Ideas, inspirations, and starting points for poets, as proposed by Lawrence Ferlinghetti, the poet laureate of San Francisco with my additions and very slight changes in italics.

Climb or run up the Statue of Liberty.

Reach for the unattainable.

Dance or run with wolves and count the stars, including the unseen.

Be naive, innocent, non-cynical, as if you had just landed on earth (as indeed you have, as indeed we all have), astonished by what you have fallen upon.

Write living newspapers.  Be a reporter from outer space, filing dispatches to some supreme managing editor who believes in full disclosure and has a low tolerance level for hot air.

Read between the lines of human discourse.

Avoid the provincial, go for the universal.

Think subjectively, write objectively.

Think long thoughts in short sentences.

Don’t attend poetry or running workshops, but if you do, don’t go to learn ‘how to” but to learn “what” (What’s important to write about).

Don’t bow down to critics who have not themselves written great masterpieces or have run masterfully.

Resist much, obey less.

Secretly liberate any being you see in a cage.

Write short poems in the voice of birds. Make your lyrics truly lyrical. Birdsong is not made by machines. Give your poems wings to fly to the treetops.

The much-quoted dictum from William Carlos Williams, “No ideas but in things,” is OK for prose, but it lays a dead hand on lyricism, since “things” are dead.

Don’t contemplate your navel in poetry and while running and think the rest of the world is going to think it’s important.

Remember everything, forget nothing.

Work on a frontier, if you can find one.

Go to sea, or work near water, and paddle your own boat.

Associate with thinking poets and runners. They’re hard to find.

Cultivate dissidence and critical thinking. “First thought, best thought” may not make for the greatest poetry. First thought may be worst thought.

What’s on your mind? What do you have in mind? Open your mouth and stop mumbling.

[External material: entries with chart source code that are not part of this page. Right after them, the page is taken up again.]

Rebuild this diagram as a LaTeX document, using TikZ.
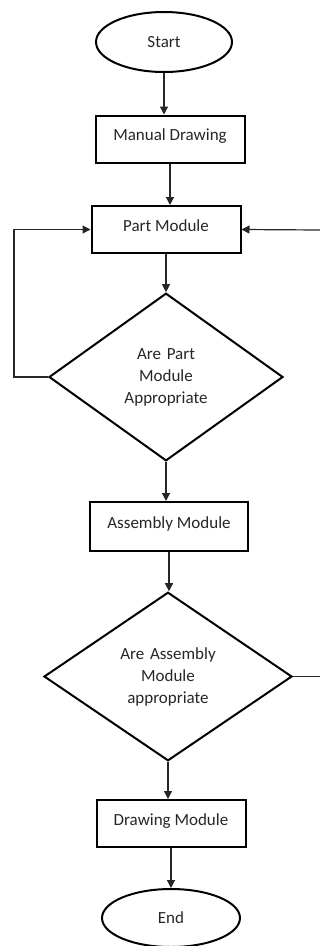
\documentclass[tikz,border=0pt]{standalone}
\usepackage{fontspec}
\setmainfont{Carlito}
\usetikzlibrary{shapes.geometric,arrows.meta}
\begin{document}
\begin{tikzpicture}[x=1pt,y=-1pt,
  every node/.style={font=\fontsize{17}{22}\selectfont, text=black!85},
  boxnode/.style={draw, line width=2pt, minimum width=149pt, minimum height=47pt, inner sep=0pt, text height=12pt, text depth=9pt},
  ovalnode/.style={ellipse, draw, line width=2pt, minimum width=136pt, minimum height=60pt, inner sep=0pt},
  decnode/.style={diamond, draw, line width=2pt, inner sep=0pt, align=center, text width=110pt},
  conn/.style={line width=1.2pt, draw=black!85},
  arr/.style={conn, -{Triangle[length=8pt,width=8pt]}}
]
\useasboundingbox (0,0) rectangle (320,946);
\node[ovalnode] (start) at (164,42) {Start};
\node[boxnode] (manual) at (170,139) {Manual Drawing};
\node[boxnode] (part) at (166,229.5) {Part Module};
\node[decnode, minimum width=234pt, minimum height=162pt] (d1) at (166,377) {Are Part\\Module\\Appropriate};
\node[boxnode, minimum width=158pt, minimum height=49pt] (asm) at (169,526.5) {Assembly Module};
\node[decnode, minimum width=248pt, minimum height=163pt] (d2) at (168,676.5) {Are Assembly\\Module\\appropriate};
\node[boxnode] (drw) at (171,823.5) {Drawing Module};
\node[ovalnode, minimum width=138pt, minimum height=58pt] (end) at (171,918) {End};

\coordinate (lp) at (14,377);
\coordinate (r1) at (320,230);
\coordinate (r2) at (320,676.5);

\draw[arr] (start.south) -- (start.south |- manual.north);
\draw[arr] (manual.south) -- (manual.south |- part.north);
\draw[arr] (part.south) -- (part.south |- d1.north);
\draw[arr] (d1.south) -- (d1.south |- asm.north);
\draw[arr] (asm.south) -- (asm.south |- d2.north);
\draw[arr] (d2.south) -- (d2.south |- drw.north);
\draw[arr] (drw.south) -- (drw.south |- end.north);
\draw[arr] (d1.west) -- (lp) |- (part.west);
\draw[arr] (r1) -- (part.east);
\draw[conn] (d2.east) -- (r2);
\end{tikzpicture}
\end{document}
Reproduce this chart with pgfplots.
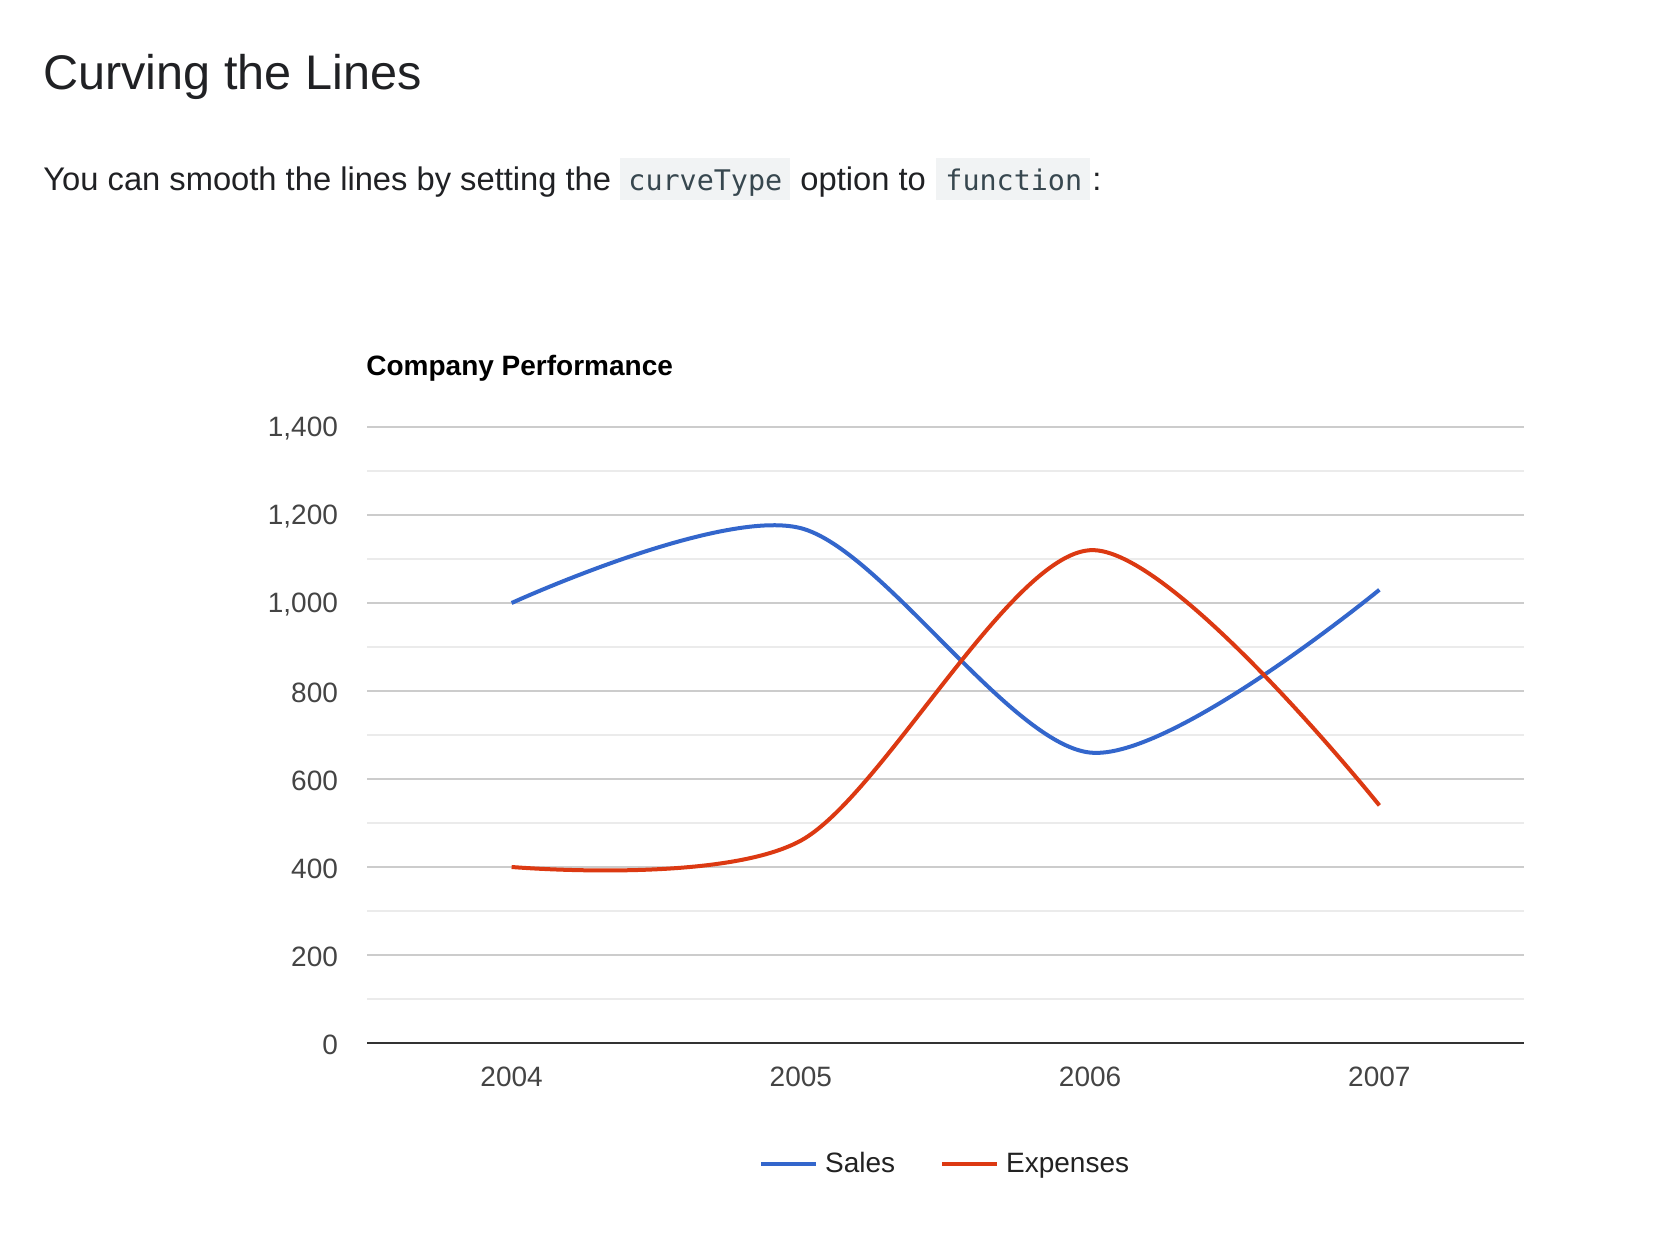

Don’t be so open-minded that your brains fall out.

Question everything and everyone. Be subversive, constantly questioning reality and the status quo.

Be a poet, not a huckster. Don’t cater, don’t pander, especially not to possible audiences, readers, editors, or publishers.

Come out of your closet. It’s dark in there.

Raise the blinds, throw open your shuttered windows, raise the roof, unscrew the locks from the doors, but don’t throw away the screws.

Be committed to something outside yourself. Be militant about it. Or ecstatic.

To be a poet at sixteen is to be sixteen, to be a poet at 40 is to be a poet. Be both.

To be strong at sixteen is to be sixteen, to be healthy at 50 is a to have good genes, good luck and good habits.

Wake up and pee, the world’s on fire.

Have a nice day.

First read at the 17th Annual San Francisco High School Poetry Festival, February 3, 2001

My first exposure to Ferlinghetti was in a grade nine art class where we read from Coney Island of the Mind and did drawings inspired by these poems.  I also recall creating a giant papier mache pizza a la Claus Oldenberg.

City Lights, a must see when in San Francisco

During our short 1 1/2 day stay in San Francisco earlier this month we visited City Lights Bookstore which was co-founded by Ferlinghetti.

Wishing you a Happy New Year filled with poetry, running and blogging or whatever you like to do for FUN!